Why the Downing Street Memo Will Not Have the Effect the American Left Wants It To
Earlier this month I wrote a post which gave Greg Palast's take on the Downing Street Memo. If you don't know what this memo is, go to this site. In brief, the memo describes Bush & Co.'s policy of invading Iraq and tells that "intelligence and facts were being fixed around the policy" by the U.S. government. Our government. The one of, by, and for use - the people of this country. From the summaries I've read, the memo doesn't actually say anything new and merely regurgitates what lefties have been saying for the past two years. But this isn't Noam Chomsky saying these things or Janeane Garofalo ranting about them on Air America, this is an official government document of our ally, the United Kingdom - our primary partner in the Iraq incursion. Many on the Left feel that this is the Smoking Gun and that now is the time to start circling the White House like vultures. I agree on the first point but not on the second. If this country were a reasonable one, full of people willing to evaluate the arguments on both sides and all the evidence, then I'd take a holding pattern. Alas, this is not a reasonable country and I'm forced to continue waiting for 2008.
I've watched the CNN arm of the liberal media since the memo became public and have heard nary a word. I think it reasonable to posit that potential evidence of our president lying is newsworthy and something that the people of this fair land ought to hear. The statements at issue here are serious - very serious indeed - and go beyond oral sex with an intern. If the administration's rationale for going to war is this not a problem?
The use and abuse of intelligence for justifying war has a long history in our country, so the Downing Street Memo isn't sui generis. And there can be little doubt that there will be more such incidents as the history of our country unfolds in the decades to come. For the here and now, though, my worry is that this document will have little or no effect. Echidne wrote an entry today about the supposed Koran-flushing incident at Gitmo. The reporting of the incident by Newsweek set off a storm of anti-American riots in various Muslim countries and some barbarians stuck in the Middle Ages described as "Afghan Muslim clerics" are threatening to call for a jihad against us. Towards the end of her entry she writes, "I think that killing people for destroying a book is a good example of what is wrong with literalist religions in general." I agree with her but would take it further: I think that killing people for destroying a book is a good example of what is wrong with religions in general. There are no internal mechanisms to prevent completely stupid dogma from rearing its head. And this is why the Downing Street memo will have little or no effect.

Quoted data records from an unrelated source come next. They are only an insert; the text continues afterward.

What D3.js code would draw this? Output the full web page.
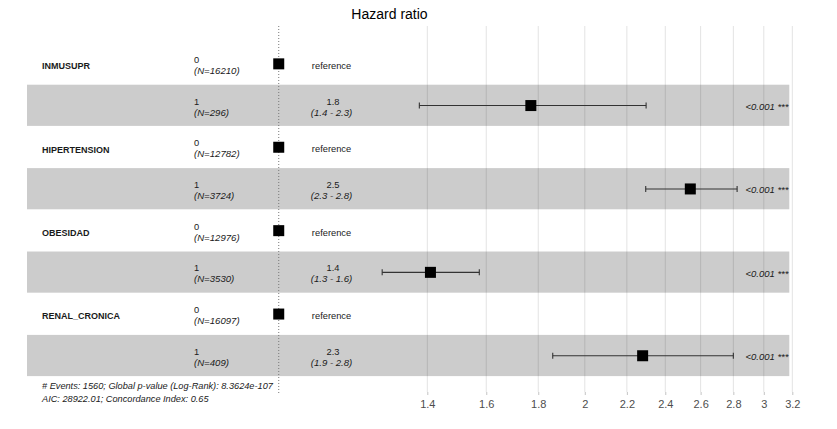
<!DOCTYPE html>
<html>
<head>
<meta charset="utf-8">
<script src="https://cdn.jsdelivr.net/npm/d3@7"></script>
<style>
  body { margin: 0; background: #fff; }
  svg { font-family: "Liberation Sans", Arial, sans-serif; }
</style>
</head>
<body>
<div id="chart"></div>
<script>
// Cox model results
const variables = ['INMUSUPR', 'HIPERTENSION', 'OBESIDAD', 'RENAL_CRONICA'];
const levels = ['0', '1'];
const nRef = [16210, 12782, 12976, 16097];
const nExp = [296, 3724, 3530, 409];
const hazard = [1.77, 2.54, 1.41, 2.28];
const ciLow = [1.375, 2.296, 1.264, 1.86];
const ciHigh = [2.298, 2.824, 1.575, 2.80];
const hrLabels = ['1.8', '2.5', '1.4', '2.3'];
const ciLabels = ['(1.4 - 2.3)', '(2.3 - 2.8)', '(1.3 - 1.6)', '(1.9 - 2.8)'];
const pLabels = ['<0.001 ***', '<0.001 ***', '<0.001 ***', '<0.001 ***'];
const xTicks = [1.4, 1.6, 1.8, 2, 2.2, 2.4, 2.6, 2.8, 3, 3.2];
const footer = [
    '# Events: 1560; Global p-value (Log-Rank): 8.3624e-107',
    'AIC: 28922.01; Concordance Index: 0.65'
];

const width = 837;
const height = 429;

// one row per factor level
const rows = [];
variables.forEach((v, i) => {
    rows.push({ variable: v, level: levels[0], n: nRef[i], hr: 1, ref: true });
    rows.push({ variable: null, level: levels[1], n: nExp[i], hr: hazard[i],
        lo: ciLow[i], hi: ciHigh[i], hrLab: hrLabels[i], ciLab: ciLabels[i], p: pLabels[i] });
});

const svg = d3.select('#chart')
    .append('svg')
    .attr('width', width)
    .attr('height', height);

// log scale shared by labels area and the forest
const x = d3.scaleLog()
    .domain([1.4, 3.2])
    .range([427.3, 792.3]);

const y = d3.scaleBand()
    .domain(d3.range(rows.length))
    .range([43, 376.6]);

const gridTop = 26;
const axisY = 392;

// vertical grid lines
svg.append('g')
    .selectAll('line')
    .data(xTicks)
    .enter().append('line')
    .attr('x1', d => x(d))
    .attr('x2', d => x(d))
    .attr('y1', gridTop)
    .attr('y2', axisY)
    .attr('stroke', '#e3e3e3')
    .attr('stroke-width', 1);

// alternating bands
svg.append('g')
    .selectAll('rect')
    .data(rows.map((r, i) => i).filter(i => i % 2 === 1))
    .enter().append('rect')
    .attr('x', 27)
    .attr('y', d => y(d))
    .attr('width', 789.3 - 27)
    .attr('height', y.bandwidth() - 0.5)
    .attr('fill', 'rgba(0,0,0,0.2)');

// reference line at HR = 1
svg.append('line')
    .attr('x1', x(1))
    .attr('x2', x(1))
    .attr('y1', gridTop)
    .attr('y2', 394)
    .attr('stroke', '#777')
    .attr('stroke-width', 1)
    .attr('stroke-dasharray', '1,2');

// x axis
const axis = svg.append('g')
    .attr('transform', `translate(0,${axisY})`)
    .call(d3.axisBottom(x).tickValues(xTicks).tickFormat(d3.format('~g')).tickSize(3).tickPadding(5));
axis.select('.domain').remove();
axis.selectAll('.tick line').attr('stroke', '#c4c4c4');
axis.selectAll('text')
    .attr('fill', '#4d4d4d')
    .style('font-size', '11px');

// error bars
const bars = svg.append('g');
rows.forEach((r, i) => {
    if (r.ref) return;
    const cy = y(i) + y.bandwidth() / 2;
    bars.append('line')
        .attr('x1', x(r.lo)).attr('x2', x(r.hi))
        .attr('y1', cy).attr('y2', cy)
        .attr('stroke', '#333').attr('stroke-width', 1.1);
    [r.lo, r.hi].forEach(v => {
        bars.append('line')
            .attr('x1', x(v)).attr('x2', x(v))
            .attr('y1', cy - 3).attr('y2', cy + 3)
            .attr('stroke', '#333').attr('stroke-width', 1.1);
    });
});

// point estimates
svg.append('g')
    .selectAll('rect')
    .data(rows)
    .enter().append('rect')
    .attr('x', d => x(d.hr) - 5.5)
    .attr('y', (d, i) => y(i) + y.bandwidth() / 2 - 5.5)
    .attr('width', 11)
    .attr('height', 11)
    .attr('fill', '#000');

// text columns
const txt = svg.append('g').style('font-size', '9.3px').attr('fill', '#1a1a1a');
rows.forEach((r, i) => {
    const cy = y(i) + y.bandwidth() / 2;
    if (r.variable) {
        txt.append('text')
            .attr('x', 42).attr('y', cy + 5.3)
            .style('font-weight', 'bold')
            .style('font-size', '9px')
            .text(r.variable);
    }
    txt.append('text')
        .attr('x', 194).attr('y', cy - 1)
        .text(r.level);
    txt.append('text')
        .attr('x', 194).attr('y', cy + 10)
        .style('font-style', 'italic')
        .style('font-size', '9.6px')
        .text(`(N=${r.n})`);
    if (r.ref) {
        txt.append('text')
            .attr('x', 331.5).attr('y', cy + 5)
            .attr('text-anchor', 'middle')
            .text('reference');
    } else {
        txt.append('text')
            .attr('x', 333).attr('y', cy - 1)
            .attr('text-anchor', 'middle')
            .text(r.hrLab);
        txt.append('text')
            .attr('x', 331.5).attr('y', cy + 10)
            .attr('text-anchor', 'middle')
            .style('font-style', 'italic')
            .style('font-size', '9.6px')
            .text(r.ciLab);
        txt.append('text')
            .attr('x', 788.5).attr('y', cy + 4.5)
            .attr('text-anchor', 'end')
            .style('font-style', 'italic')
            .style('font-size', '9.5px')
            .text(r.p);
    }
});

// footer annotation
svg.append('g')
    .selectAll('text')
    .data(footer)
    .enter().append('text')
    .attr('x', 42)
    .attr('y', (d, i) => 388.5 + i * 13.5)
    .style('font-size', '9.2px')
    .style('font-style', 'italic')
    .attr('fill', '#1a1a1a')
    .text(d => d);

// chart title
svg.append('text')
    .attr('x', 389.5)
    .attr('y', 19)
    .attr('text-anchor', 'middle')
    .style('font-size', '14px')
    .attr('fill', '#000')
    .text('Hazard ratio');
</script>
</body>
</html>
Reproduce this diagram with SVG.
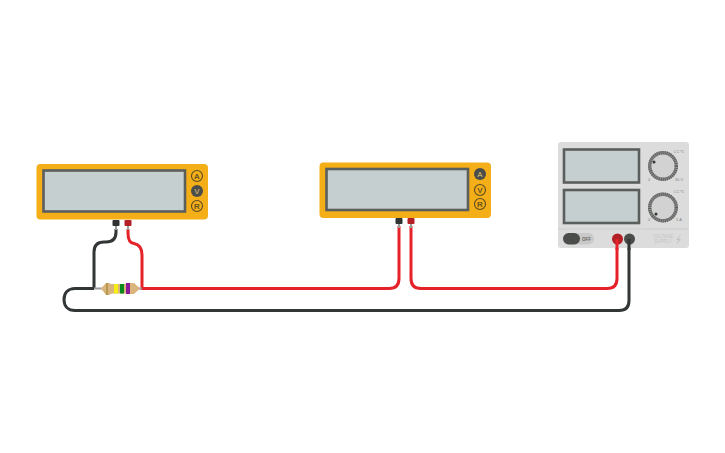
<svg xmlns="http://www.w3.org/2000/svg" width="725" height="453" viewBox="0 0 725 453">
<style>
.t{font-family:"Liberation Sans",Arial,sans-serif}
.case{fill:#f4ae17}
.lcd{fill:#c6cfd0;stroke:#5a5e5c;stroke-width:2.6}
.btn{fill:none;stroke:#5a4a24;stroke-width:1.1}
.btnon{fill:#4b4d4b}
.bl{font-size:8px;font-weight:bold;text-anchor:middle;fill:#6a5520}
.blon{font-size:8px;font-weight:bold;text-anchor:middle;fill:#b9a56a}
.red{fill:none;stroke:#e5222a;stroke-width:3}
.blk{fill:none;stroke:#333637;stroke-width:3}
.lead{fill:none;stroke:#9a9c9a;stroke-width:2}
.small{font-size:4px;fill:#888;text-anchor:middle}
.knobb{fill:none;stroke:#8b8d8b;stroke-width:3.4}
.knobo{fill:none;stroke:#5f615f;stroke-width:3.4;stroke-dasharray:1 1}
.knob{fill:#d2d2d2}
</style>
<rect width="725" height="453" fill="#fff"/>
<g id="connectors">
<path class="blk" d="M116 229V232Q116 242 106 242H104Q94 242 94 252V288.500"/>
<path class="red" d="M128 229V233Q128 243 134 243.500Q142 245 142 255V288.500H389Q399 288.500 399 278.500V226"/>
<path class="red" d="M411 226V278.500Q411 288.500 421 288.500H607Q617 288.500 617 278.500V240"/>
<path class="blk" d="M94 288.500H75C68 288.500 64 293 64 299.500C64 306 68 310.500 75 310.500H619Q629 310.500 629 300.500V240"/>
</g>
<g id="multimeter-1">
<rect class="case" x="36.500" y="164" width="171.500" height="55.500" rx="4"/>
<rect class="lcd" x="43.500" y="170.500" width="141.500" height="41"/>
<circle class="btn" cx="197" cy="176" r="5.500"/><text class="t bl" x="197" y="179">A</text>
<circle class="btnon" cx="197" cy="191" r="6"/><text class="t blon" x="197" y="194">V</text>
<circle class="btn" cx="197" cy="206" r="5.500"/><text class="t bl" x="197" y="209">R</text>
<rect x="112.500" y="220" width="7" height="6" rx="1" fill="#2f3233"/>
<rect x="124.500" y="220" width="7" height="6" rx="1" fill="#b21f24"/>
<path d="M116 226V230M128 226V230" stroke="#9a9c9a" stroke-width="2"/>
</g>
<g id="multimeter-2">
<rect class="case" x="319.500" y="162.500" width="171.500" height="55.500" rx="4"/>
<rect class="lcd" x="326.500" y="169" width="141.500" height="41"/>
<circle class="btnon" cx="480" cy="174" r="6"/><text class="t blon" x="480" y="177">A</text>
<circle class="btn" cx="480" cy="190" r="5.500"/><text class="t bl" x="480" y="193">V</text>
<circle class="btn" cx="480" cy="204" r="5.500"/><text class="t bl" x="480" y="207">R</text>
<rect x="395.500" y="218" width="7" height="6" rx="1" fill="#2f3233"/>
<rect x="407.500" y="218" width="7" height="6" rx="1" fill="#b21f24"/>
<path d="M399 224V228M411 224V228" stroke="#9a9c9a" stroke-width="2"/>
</g>
<g id="resistor">
<path class="lead" d="M94 288.500H104M134 288.500H142"/>
<path d="M101 288.500L106 283H109Q110 284 112 284H127Q129 283 131 283H134L140 288.500L134 294H131Q129 293.500 127 293.500H112Q110 294 109 295H106Z" fill="#d9b47c"/>
<rect x="106" y="283" width="2" height="12" fill="#b59a4e"/>
<rect x="114" y="284" width="4" height="9.500" fill="#f5ee12"/>
<rect x="120" y="284" width="4" height="9.500" fill="#0a8a1c"/>
<rect x="126" y="283" width="4" height="11" fill="#8a1a9a"/>
</g>
<g id="power-supply">
<rect x="558" y="142" width="131" height="106" rx="3" fill="#dcdcdc"/>
<path d="M558 229H689" stroke="#cbcbcb" stroke-width="1"/>
<rect x="564" y="149.500" width="75" height="33" fill="#c6cfd0" stroke="#5a5e5c" stroke-width="2.600"/>
<rect x="564" y="190" width="75" height="33" fill="#c6cfd0" stroke="#5a5e5c" stroke-width="2.600"/>
<circle class="knob" cx="663" cy="166" r="14"/><circle class="knobb" cx="663" cy="166" r="13.300"/><circle class="knobo" cx="663" cy="166" r="13.300"/>
<circle cx="654" cy="162" r="1.500" fill="#333"/>
<circle class="knob" cx="663" cy="207.500" r="14"/><circle class="knobb" cx="663" cy="207.500" r="13.300"/><circle class="knobo" cx="663" cy="207.500" r="13.300"/>
<circle cx="656" cy="214" r="1.500" fill="#333"/>
<text class="t small" x="649" y="181">0</text><text class="t small" x="679" y="181">30 V</text>
<text class="t small" x="649" y="221">0</text><text class="t small" x="679" y="221">5 A</text>
<text class="t small" x="679" y="153">CC ℃</text><text class="t small" x="679" y="193">CC ℃</text>
<rect x="563" y="233" width="31" height="11.500" rx="5.700" fill="#c9c9c9"/>
<rect x="563" y="233" width="17" height="11.500" rx="5.700" fill="#4b4d4b"/>
<text class="t" x="586.500" y="240.500" font-size="4.500" font-weight="bold" fill="#666" text-anchor="middle">OFF</text>
<circle cx="617.500" cy="239" r="5.500" fill="#b21f24"/>
<circle cx="629.500" cy="239" r="5.500" fill="#4b4d4b"/>
<path class="red" d="M617 239V250"/>
<path class="blk" d="M629 239V250"/>
<text class="t" x="663" y="238" font-size="4.500" fill="#c4c4c4" text-anchor="middle">VOLTAGE</text>
<text class="t" x="663" y="243" font-size="4.500" fill="#c4c4c4" text-anchor="middle">SUPPLY</text>
<path d="M681 234L676 240H678.500L676 245L681 239H678.500Z" fill="#c4c4c4"/>
</g>
</svg>
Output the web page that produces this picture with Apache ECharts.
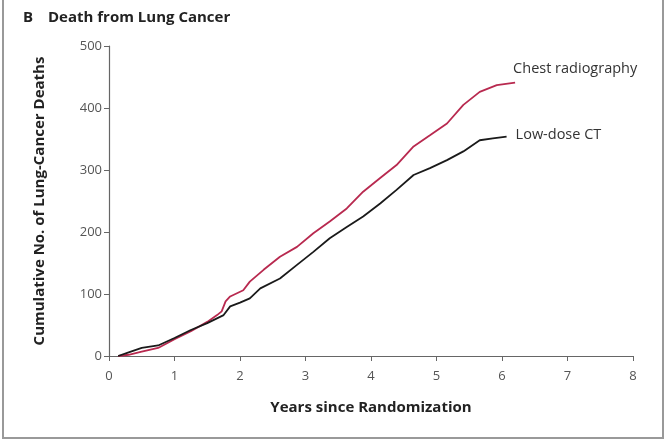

People who have criminalizing abortion and treating homosexuals as sub-humans have a lot of sway these days and their replusive ideas are dogmatic coming as they do from another book that many people would do well to flush down a toilet, the Bible. Such people reduce their cognitive dissonance about such things as a president lying by adopting the ideas of Hobbes, namely, that, you stand by your leader regardless of how awful he or she may be. While I doubt that these people don't fear a lapse into a war of all against all, I suspect they fear that their ultimate mission of seeing the triumph of their dogma would be put into jeopardy. As Roger Waters noted, what God wants, God gets. (God help us all.) The Downing Street Memo will not sway evangelical types at all. Bush, after all, talks to their deity and it tells him to be anti-abortion and anti-gay. Bush also reads teleprompters which have the words "culture of life" on them at all times and, when he says these words, millions of cheer as if he'd just scored a touchdown for their favorite football team. If you point out to the these people that Bush sent many folks to their deaths as governor of Texas, they aren't moved. If you point out that Bush started a war despite knowing full well that every war in human history has resulted in civilian casualties, they don't care. Any inconsistencies can easily be swept aside with one of those God-works-in-mysterious-ways or by rationalizing how those people deserved it. Apparently their membership for the culture of life was rejected.
It's dogma. We lefties are trying to deal with people who cheer and nod their heads in agreement when Bush ridicules the "elite". Bush being a man whose father give him an oil company and a pass on going to Vietnam. Most of the people who cheer such comments know this. They know that Bush comes from a very wealthy family, they know that he's a member of the elite. It's just that they actively ignore this fact because Bush preaches the gospel. So what we on the Left have to deal with is a large group of people who are not persuaded by evidence. Like Bush, they carefully sift and winnow through the facts to find those that fit their policy, their dogma.